It’s 5:25 a.m., and my watch gently starts buzzing against my wrist . I hit the stop button, lean across the bed, and grab my phone.
I open the Health app to check my sleep. I feel pretty decent, and the data backs it up—a full seven with almost two hours of REM and an hour of deep sleep.
I open Reddit to check the news and then my email to catch up on a few newsletters that have been lingering in my inbox.
For the next 30 minutes or so, I slowly wake up in the warm glow of a thousand-nit screen.
I start to feel that low-level background anxiety intensify. With my last bit of self-discipline, I force myself out of bed and onto a meditation cushion. I light some palo santo and sit, eyes softly closed.

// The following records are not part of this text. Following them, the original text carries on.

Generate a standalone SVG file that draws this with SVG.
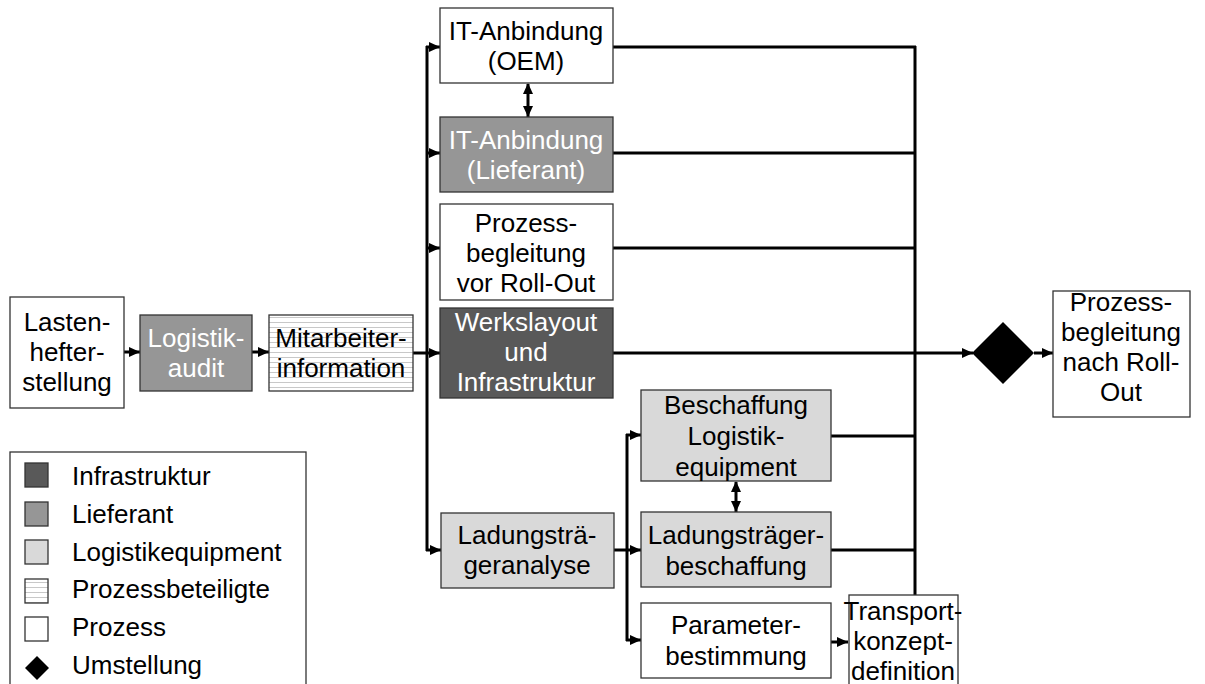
<svg xmlns="http://www.w3.org/2000/svg" width="1205" height="684" viewBox="0 0 1205 684">
  <defs>
    <pattern id="hatch" patternUnits="userSpaceOnUse" width="8" height="5">
      <rect width="8" height="5" fill="#ffffff"/>
      <line x1="0" y1="2.5" x2="8" y2="2.5" stroke="#c8c8c8" stroke-width="1"/>
    </pattern>
    <marker id="arr" markerUnits="userSpaceOnUse" markerWidth="12" markerHeight="12" refX="11" refY="6" orient="auto">
      <path d="M0,1 L11,6 L0,11 Z" fill="#000"/>
    </marker>
    <marker id="arrStart" markerUnits="userSpaceOnUse" markerWidth="12" markerHeight="12" refX="1" refY="6" orient="auto">
      <path d="M11,1 L0,6 L11,11 Z" fill="#000"/>
    </marker>
  </defs>
  <style>
    text { font-family: "Liberation Sans", Arial, sans-serif; font-size: 26px; text-anchor: middle; fill: #000; }
    .lg { text-anchor: start; }
    .wt { fill: #ffffff; }
    .box { stroke: #333; stroke-width: 1.3; }
    .proc { fill: #ffffff; }
    .infra { fill: #595959; }
    .lief { fill: #969696; }
    .equip { fill: #d9d9d9; }
    .betei { fill: url(#hatch); }
    .con { stroke: #000; stroke-width: 3; fill: none; }
    .arrow { marker-end: url(#arr); }
    .both { marker-start: url(#arrStart); marker-end: url(#arr); }
  </style>
  <rect width="1205" height="684" fill="#ffffff"/>

  <!-- connectors -->
  <g id="connectors">
    <line class="con arrow" x1="124" y1="352" x2="140" y2="352"/>
    <line class="con arrow" x1="252" y1="352" x2="269" y2="352"/>
    <!-- left distribution trunk -->
    <line class="con" x1="427" y1="46" x2="427" y2="551"/>
    <line class="con arrow" x1="413" y1="353" x2="440" y2="353"/>
    <line class="con arrow" x1="426" y1="47" x2="440" y2="47"/>
    <line class="con arrow" x1="426" y1="153" x2="440" y2="153"/>
    <line class="con arrow" x1="426" y1="248" x2="440" y2="248"/>
    <line class="con arrow" x1="426" y1="550" x2="441" y2="550"/>
    <line class="con both" x1="528" y1="84" x2="528" y2="117"/>
    <!-- right collector -->
    <line class="con" x1="915" y1="46" x2="915" y2="595"/>
    <line class="con" x1="613" y1="47" x2="916" y2="47"/>
    <line class="con" x1="613" y1="153" x2="916" y2="153"/>
    <line class="con" x1="613" y1="248" x2="916" y2="248"/>
    <line class="con arrow" x1="613" y1="353" x2="973" y2="353"/>
    <line class="con" x1="831" y1="436" x2="916" y2="436"/>
    <line class="con" x1="831" y1="550" x2="916" y2="550"/>
    <line class="con arrow" x1="1034" y1="353" x2="1053" y2="353"/>
    <!-- equipment branch -->
    <line class="con" x1="627" y1="434" x2="627" y2="641"/>
    <line class="con arrow" x1="626" y1="435" x2="641" y2="435"/>
    <line class="con arrow" x1="614" y1="550" x2="641" y2="550"/>
    <line class="con arrow" x1="626" y1="640" x2="641" y2="640"/>
    <line class="con both" x1="736" y1="482" x2="736" y2="512"/>
    <line class="con arrow" x1="831" y1="642" x2="848" y2="642"/>
  </g>

  <g id="lastenheft">
    <rect class="box proc" x="10" y="297" width="114" height="111"/>
    <text x="67" y="331">Lasten-</text>
    <text x="67" y="361">hefter-</text>
    <text x="67" y="391">stellung</text>
  </g>
  <g id="logistikaudit">
    <rect class="box lief" x="140" y="315" width="112" height="76"/>
    <text class="wt" x="196" y="347">Logistik-</text>
    <text class="wt" x="196" y="377">audit</text>
  </g>
  <g id="mitarbeiterinfo">
    <rect class="box betei" x="269" y="315" width="144" height="76"/>
    <text x="341" y="347">Mitarbeiter-</text>
    <text x="341" y="377">information</text>
  </g>
  <g id="it-oem">
    <rect class="box proc" x="440" y="8" width="173" height="75"/>
    <text x="526" y="40">IT-Anbindung</text>
    <text x="526" y="70">(OEM)</text>
  </g>
  <g id="it-lieferant">
    <rect class="box lief" x="440" y="117" width="173" height="75"/>
    <text class="wt" x="526" y="149">IT-Anbindung</text>
    <text class="wt" x="526" y="179">(Lieferant)</text>
  </g>
  <g id="prozess-vor">
    <rect class="box proc" x="440" y="204" width="173" height="96"/>
    <text x="526" y="232">Prozess-</text>
    <text x="526" y="262">begleitung</text>
    <text x="526" y="292">vor Roll-Out</text>
  </g>
  <g id="werkslayout">
    <rect class="box infra" x="440" y="308" width="173" height="90"/>
    <text class="wt" x="526" y="331">Werkslayout</text>
    <text class="wt" x="526" y="361">und</text>
    <text class="wt" x="526" y="391">Infrastruktur</text>
  </g>
  <g id="ladungstraegeranalyse">
    <rect class="box equip" x="441" y="513" width="173" height="75"/>
    <text x="527" y="544">Ladungsträ-</text>
    <text x="527" y="574">geranalyse</text>
  </g>
  <g id="beschaffung-equipment">
    <rect class="box equip" x="641" y="390" width="190" height="91"/>
    <text x="736" y="414">Beschaffung</text>
    <text x="736" y="445">Logistik-</text>
    <text x="736" y="476">equipment</text>
  </g>
  <g id="ladungstraegerbeschaffung">
    <rect class="box equip" x="641" y="512" width="190" height="75"/>
    <text x="736" y="544">Ladungsträger-</text>
    <text x="736" y="575">beschaffung</text>
  </g>
  <g id="parameterbestimmung">
    <rect class="box proc" x="641" y="603" width="190" height="75"/>
    <text x="736" y="634">Parameter-</text>
    <text x="736" y="665">bestimmung</text>
  </g>
  <g id="transportkonzept">
    <rect class="box proc" x="849" y="595" width="109" height="100"/>
    <text x="903" y="620">Transport-</text>
    <text x="903" y="650">konzept-</text>
    <text x="903" y="680">definition</text>
  </g>
  <g id="umstellung">
    <polygon points="1003,322 1034,353 1003,384 972,353" fill="#000"/>
  </g>
  <g id="prozess-nach">
    <rect class="box proc" x="1053" y="291" width="137" height="126"/>
    <text x="1121" y="311">Prozess-</text>
    <text x="1121" y="341">begleitung</text>
    <text x="1121" y="371">nach Roll-</text>
    <text x="1121" y="401">Out</text>
  </g>

  <g id="legend">
    <rect class="box proc" x="10" y="452" width="296" height="250"/>
    <rect class="box infra" x="25" y="463" width="23" height="24"/>
    <text class="lg" x="72" y="485">Infrastruktur</text>
    <rect class="box lief" x="25" y="502" width="23" height="24"/>
    <text class="lg" x="72" y="523">Lieferant</text>
    <rect class="box equip" x="25" y="540" width="23" height="24"/>
    <text class="lg" x="72" y="561">Logistikequipment</text>
    <rect class="box betei" x="25" y="579" width="23" height="24"/>
    <text class="lg" x="72" y="598">Prozessbeteiligte</text>
    <rect class="box proc" x="25" y="617" width="23" height="24"/>
    <text class="lg" x="72" y="636">Prozess</text>
    <polygon points="37,656 49,668 37,680 25,668" fill="#000"/>
    <text class="lg" x="72" y="674">Umstellung</text>
  </g>
</svg>
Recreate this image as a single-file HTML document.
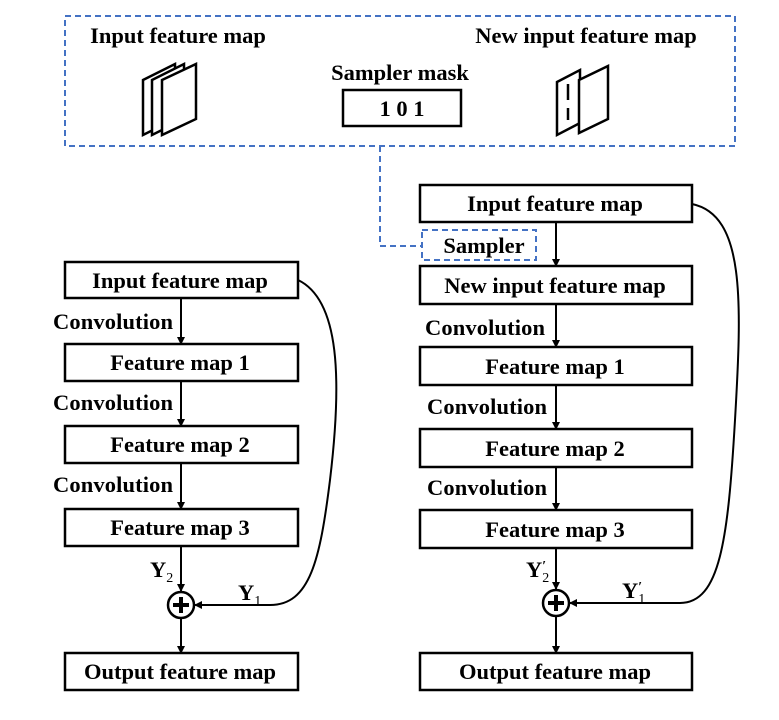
<!DOCTYPE html>
<html><head><meta charset="utf-8"><style>
html,body{margin:0;padding:0;background:#fff}
text{font-family:"Liberation Serif",serif;font-weight:bold;font-size:22.5px;fill:#000}
</style></head><body>
<svg width="779" height="715" viewBox="0 0 779 715" xmlns="http://www.w3.org/2000/svg">
<defs><marker id="a" markerWidth="8" markerHeight="8" refX="7" refY="4" orient="auto" markerUnits="userSpaceOnUse"><path d="M0,0 L8,4 L0,8 z" fill="#000"/></marker></defs>
<g fill="none" stroke="#4472C4" stroke-width="2" stroke-dasharray="6,4">
<rect x="65" y="16" width="670" height="130"/>
<path d="M380,146 V246 H422"/>
<rect x="422" y="230" width="114" height="30"/>
</g>
<text x="178" y="43" text-anchor="middle">Input feature map</text>
<text x="586" y="43" text-anchor="middle">New input feature map</text>
<text x="400" y="80" text-anchor="middle">Sampler mask</text>
<rect x="343" y="90" width="118" height="36" fill="none" stroke="#000" stroke-width="2.5"/>
<text x="402" y="116" text-anchor="middle">1 0 1</text>
<g fill="#fff" stroke="#000" stroke-width="2.5">
<path d="M143,80 L175,64 L175,119 L143,135 Z"/>
<path d="M152,80 L184,64 L184,119 L152,135 Z"/>
<path d="M162,80 L196,64 L196,119 L162,135 Z"/>
<path d="M557,82 L580,70 L580,123 L557,135 Z"/>
<path d="M579,80 L608,66 L608,119 L579,133 Z"/>
</g>
<path d="M568,84 V100 M568,108 V120" stroke="#000" stroke-width="2.5"/>
<text x="484" y="253" text-anchor="middle">Sampler</text>
<g fill="#fff" stroke="#000" stroke-width="2.5">
<rect x="65" y="262" width="233" height="36"/>
<rect x="65" y="344" width="233" height="37"/>
<rect x="65" y="426" width="233" height="37"/>
<rect x="65" y="509" width="233" height="37"/>
<rect x="65" y="653" width="233" height="37"/>
<rect x="420" y="185" width="272" height="37"/>
<rect x="420" y="266" width="272" height="38"/>
<rect x="420" y="347" width="272" height="38"/>
<rect x="420" y="429" width="272" height="38"/>
<rect x="420" y="510" width="272" height="38"/>
<rect x="420" y="653" width="272" height="37"/>
</g>
<g text-anchor="middle">
<text x="180" y="288">Input feature map</text>
<text x="180" y="370">Feature map 1</text>
<text x="180" y="452">Feature map 2</text>
<text x="180" y="535">Feature map 3</text>
<text x="180" y="679">Output feature map</text>
<text x="555" y="211">Input feature map</text>
<text x="555" y="293">New input feature map</text>
<text x="555" y="374">Feature map 1</text>
<text x="555" y="456">Feature map 2</text>
<text x="555" y="537">Feature map 3</text>
<text x="555" y="679">Output feature map</text>
</g>
<text x="53" y="329" textLength="120">Convolution</text>
<text x="53" y="410" textLength="120">Convolution</text>
<text x="53" y="492" textLength="120">Convolution</text>
<text x="425" y="335" textLength="120">Convolution</text>
<text x="427" y="414" textLength="120">Convolution</text>
<text x="427" y="495" textLength="120">Convolution</text>
<g stroke="#000" stroke-width="2" fill="none" marker-end="url(#a)">
<path d="M181,298 V344"/><path d="M181,381 V426"/><path d="M181,463 V509"/>
<path d="M181,546 V591"/><path d="M181,619 V653"/>
<path d="M556,222 V266"/><path d="M556,304 V347"/><path d="M556,385 V429"/><path d="M556,467 V510"/>
<path d="M556,548 V589"/><path d="M556,617 V653"/>
<path d="M298,280 C340,300 342,380 330,480 C320,560 310,605 270,605 H195"/>
<path d="M692,204 C745,215 742,300 735,420 C728,540 720,603 680,603 H570"/>
</g>
<g stroke="#000" stroke-width="2.5" fill="none">
<circle cx="181" cy="605" r="13"/><circle cx="556" cy="603" r="13"/>
</g>
<path d="M181,597 V613 M173,605 H189 M556,595 V611 M548,603 H564" stroke="#000" stroke-width="4"/>
<text x="150" y="577" font-size="20">Y<tspan font-size="14" dy="5" font-weight="normal">2</tspan></text>
<text x="238" y="600" font-size="20">Y<tspan font-size="14" dy="5" font-weight="normal">1</tspan></text>
<text x="526" y="577" font-size="20">Y<tspan font-size="14" dy="5" font-weight="normal">2</tspan><tspan font-size="14" dx="-7" dy="-12">′</tspan></text>
<text x="622" y="598" font-size="20">Y<tspan font-size="14" dy="5" font-weight="normal">1</tspan><tspan font-size="14" dx="-7" dy="-12">′</tspan></text>
</svg>
</body></html>
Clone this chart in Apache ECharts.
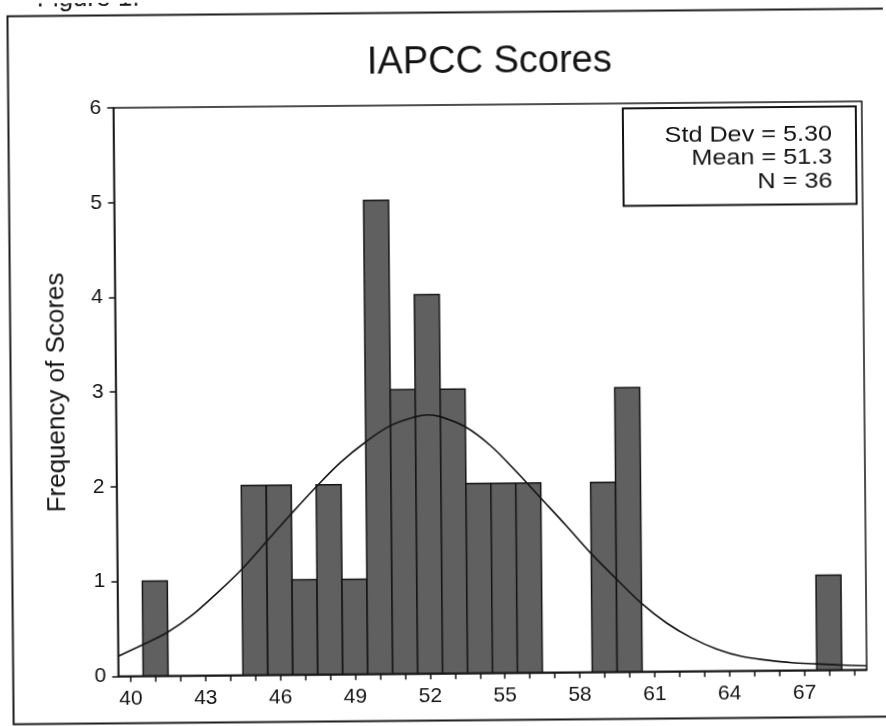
<!DOCTYPE html>
<html>
<head>
<meta charset="utf-8">
<script src="https://cdn.jsdelivr.net/npm/echarts@6/dist/echarts.min.js"></script>
<style>
  html, body { margin: 0; padding: 0; background: #ffffff; overflow: hidden; }
  #chart { width: 886px; height: 726px; transform: rotate(-0.5deg); transform-origin: 50% 50%; }
</style>
</head>
<body>
<div id="chart"></div>
<script>
// ---- data ----
const titleText = 'IAPCC Scores';
const figureCaption = 'Figure 1.';
const yAxisTitle = 'Frequency of Scores';
const statsLines = ['Std Dev = 5.30', 'Mean = 51.3', 'N = 36'];

// histogram bins (bin centre as drawn, frequency)
const binCentres = [41, 45, 46, 47, 48, 49, 50, 51, 52, 53, 54, 55, 56, 59, 60, 68];
const binCounts  = [1,  2,  2,  1,  2,  1,  5,  3,  4,  3,  2,  2,  2,  2,  3,  1];

// fitted normal curve
const curveX = [39.5, 40.5, 41.5, 42.5, 43.5, 44.5, 45.5, 46.5, 47.5, 48.5, 49.5, 50.5, 51.5, 52.0, 52.5, 53.5, 54.5, 55.5, 56.5, 57.5, 58.5, 59.5, 60.5, 61.5, 62.5, 63.5, 64.5, 65.5, 66.5, 67.5, 68.5, 69.5];
const curveY = [0.21, 0.33, 0.46, 0.64, 0.87, 1.12, 1.41, 1.70, 1.98, 2.24, 2.45, 2.62, 2.71, 2.73, 2.71, 2.60, 2.40, 2.13, 1.84, 1.55, 1.25, 0.98, 0.72, 0.51, 0.35, 0.23, 0.15, 0.11, 0.08, 0.065, 0.05, 0.04];

// axis ticks and labels
const xTickValues  = [40, 41, 42, 43, 44, 45, 46, 47, 48, 49, 50, 51, 52, 53, 54, 55, 56, 57, 58, 59, 60, 61, 62, 63, 64, 65, 66, 67, 68, 69];
const xTickLabels  = [40, 43, 46, 49, 52, 55, 58, 61, 64, 67];
const yTickLabels  = [0, 1, 2, 3, 4, 5, 6];

// ---- chart ----
const FONT = '"Liberation Sans", Arial, Helvetica, sans-serif';
const INK = '#141414';

const chart = echarts.init(document.getElementById('chart'), null, { renderer: 'canvas' });

const histData = binCentres.map((c, i) => [c, binCounts[i]]);
const curveData = curveX.map((x, i) => [x, curveY[i]]);

function statText(i, y) {
  return { type: 'text', silent: true, z: 11, x: 834, y: y, scaleX: 1.12,
    style: { text: statsLines[i], font: '22.5px ' + FONT, fill: INK, align: 'right', verticalAlign: 'middle' } };
}

const option = {
  backgroundColor: '#ffffff',
  animation: false,
  grid: {
    left: 115.5, right: 22, top: 105, bottom: 52.7,
    show: true, borderColor: INK, borderWidth: 1.5, backgroundColor: 'transparent'
  },
  xAxis: {
    type: 'value', min: 39.5, max: 69.5,
    axisLine: { show: true, onZero: false, lineStyle: { color: INK, width: 1.5 } },
    axisTick: { show: true, length: 6, customValues: xTickValues, lineStyle: { color: INK, width: 1.5 } },
    axisLabel: { customValues: xTickLabels, margin: 12, color: INK, fontSize: 21, fontFamily: FONT },
    splitLine: { show: false }
  },
  yAxis: {
    type: 'value', min: 0, max: 6, interval: 1,
    name: yAxisTitle, nameLocation: 'middle', nameGap: 46, nameRotate: 90,
    nameTextStyle: { color: INK, fontSize: 26, fontFamily: FONT },
    axisLine: { show: true, lineStyle: { color: INK, width: 1.5 } },
    axisTick: { show: true, length: 6, lineStyle: { color: INK, width: 1.5 } },
    axisLabel: { margin: 12, color: INK, fontSize: 21, fontFamily: FONT,
      formatter: v => (yTickLabels.indexOf(v) >= 0 ? String(v) : '') },
    splitLine: { show: false }
  },
  series: [
    {
      type: 'custom',
      data: histData,
      encode: { x: 0, y: 1 },
      clip: true,
      z: 2,
      renderItem: function (params, api) {
        const c = api.value(0), v = api.value(1);
        const p0 = api.coord([c - 0.5, v]);
        const p1 = api.coord([c + 0.5, 0]);
        return {
          type: 'rect',
          shape: { x: p0[0], y: p0[1], width: p1[0] - p0[0], height: p1[1] - p0[1] },
          style: { fill: '#606060', stroke: INK, lineWidth: 1.5 }
        };
      }
    },
    {
      type: 'line',
      data: curveData,
      smooth: 0.35,
      showSymbol: false,
      clip: true,
      z: 5,
      lineStyle: { color: INK, width: 1.6 }
    }
  ],
  graphic: [
    { type: 'rect', silent: true, z: 10,
      shape: { x: 10.5, y: 12.5, width: 905, height: 708 },
      style: { fill: 'none', stroke: '#1c1c1c', lineWidth: 2 } },
    { type: 'text', silent: true, z: 10, x: 40, y: 9,
      style: { text: figureCaption, font: '26px ' + FONT, fill: INK, align: 'left', verticalAlign: 'bottom' } },
    { type: 'text', silent: true, z: 10, x: 492, y: 63,
      style: { text: titleText, font: '38px ' + FONT, fill: INK, align: 'center', verticalAlign: 'middle' } },
    { type: 'rect', silent: true, z: 10,
      shape: { x: 625, y: 110, width: 233, height: 97.5 },
      style: { fill: '#ffffff', stroke: INK, lineWidth: 2 } },
    statText(0, 137.5),
    statText(1, 161),
    statText(2, 184.5)
  ]
};

chart.setOption(option);
</script>
</body>
</html>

For the next 15 minutes, I listen to the birds, already well into their day, and feel the glow of the sun peeling across the horizon. I try desperately to re-regulate my nervous system.
We know screens are bad, and we’re all hopelessly addicted to them.
Yet, even knowing that, I try and keep healthy boundaries.
I long ago deleted social media apps from my phone.
I block time-consuming websites and run ad-blocking software on our home network.
I intentionally consume long-form podcasts.
I read physical books over digital formats and ruthlessly disable all non-essential notifications.
Still, I’m fighting a losing battle, and I suspect many of us feel the same.
These things are just too fucking addictive.
Yes, phones and technology are immensely beneficial and a daily driver in most of our lives. Still, there has to be a better way.
To be clear, I do not have anything against phones or technology. Quite the opposite—I consider myself a technologist and often an early adopter.
Never in the history of humanity has the barrier to starting a business or side hustle been so trivial.
We’re able to take an idea over drinks and turn it into an income-producing side hustle or business in just days or weeks, often with little to no money. It has never been this easy to carve out your own destiny.
This reduced friction has made it easier for entrepreneurs and artists from diverse backgrounds to play.
Similarly, our phones have helped us to learn new things quickly. We can instantly access reliable information and stay better connected with family and friends across the globe.
And all of this has been enabled by technology, with mobile phones at the center of it all.
It’s pretty clear that our relationship with mobile devices is non-dualistic in nature. It’s not simply good or bad but part of a larger, more holistic system.
Likewise, we need to stop judging ourselves by how much restraint we practiced or how productive our devices made us on a given day.
Instead, what if we defined our relationship by how they make us feel?
Consider these everyday moments - both positive and negative.
Catching up on emails while waiting at the doctor’s office — how does it feel to turn an otherwise tedious wait into something productive?
Late-night doom scrolling on r/politics to see where the latest polls are landing—is this anxiety inducing or relieving?
Watching my eight-year-old extend his Duolingo Spanish streak to 263 days — No podría estar más orgulloso!
Handling a 45-minute meltdown from a two-year-old upset after losing her access to ‘TubeTube’ — well, you get the idea.
Last weekend, I visited a nearby county park with my family to enjoy one of the first crisp fall days of the season here on the East Coast. The park, with its wide trails and thick woods, provided the perfect backdrop for an outdoor adventure with 3 young kids in tow.
An old WWII-era battery was tucked into the 800-acre coastal forest overlooking Sandy Hook Bay and the Atlantic Ocean.
Originally built to protect New York City from German U-Boat attacks, the underground bunker now serves as a makeshift museum.
In reality, it’s just a dark, mysterious tunnel with a few adjacent rooms and some basic information about daily life there over 80 years ago.
I wondered what a soldier stationed here would have done in their free time, without the modern tools of distraction we have today.
We ventured in.
My eight-year-old grabbed my wife Justine’s phone and began shooting some ad hoc video. It was very reminiscent of a movie from my teenage years, The Blair Witch Project.
On his instructions, I dialed up demonic whispers and other situationally appropriate sounds on my phone.
Over the next 20 minutes we all filled in as production assistants as he “filmed a movie.”
Eventually, we ventured back outside onto the nature trails to collect leaves and acorns, just beginning to change color.
We made our way down a long, steep path to the water.
The late afternoon winds danced across the trees and out into the bay.
In the distance, the NYC skyline loomed. Just a few miles away, millions of people raced to jobs or early dinners.
How many of their faces were lost in an addictive glow?
Sitting on a picnic table near the river bank, I took a deep breath of the crisp fall air.
Watching my young kids try to skip rocks across the Navesink, I paused to reflect on how this moment made me feel.